In 1993, Grove Press merged with Atlantic Monthly Press under publisher Morgan Entrekin. Entrekin emphasized that Grove/Atlantic was a “merger, not an acquisition. We created a new corporate entity for Grove.” Entrekin said that Rosset “produced an astounding body of work. It wasn’t just Barney—he had great editors like Nat Sobel, Richard Seaver, and Don Allen—but he was the captain of the ship.”
“It would be difficult to do what Barney did in the 1950s and 1960s today,” Entrekin continued, noting the Grove Press backlist. “If you had those authors today, it would be difficult to keep them. But having that kind of backlist gives you stability and allows you to publish and compete with bigger publishers.”
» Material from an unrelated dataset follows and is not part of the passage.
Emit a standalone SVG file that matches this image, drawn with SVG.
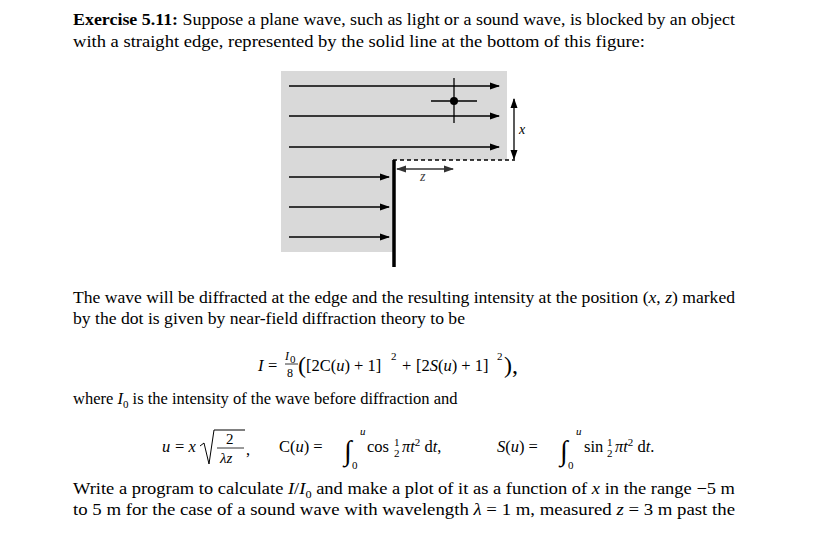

Neil Ortenberg, co-director and producer of the 2008 film Obscene, a documentary on the life, work, and erotic obsessions of Rosset, is the former publisher of Thunder’s Mouth Press. Ortenberg said that he tried to publish Rosset’s memoir, The Subject Is Left Handed—years ago this reporter accompanied Ortenberg on a visit to Rosset’s Fourth Avenue apartment/archive to discuss the book—now slated to be published by Algonquin. Instead, Ortenberg ended up making a film. “His integrity and willingness to draw or shed blood for things he believed in influenced me personally and professionally,” Ortenberg said. “He was the most important publisher of the 20th century.”
“We live in a world today where a 16–year-old can create a gaming content company and sell it for over a million bucks, where soon physical books will be the equivalent of vinyl records,” Ortenberg said. “But Barney was a publishing artist. His example for today’s publishers is that people will always have a thirst for great literature regardless of the content delivery method, or the competition from blogs, tweets, or video games. Publishers are in a fight for their lives, a fight Barney would relish.”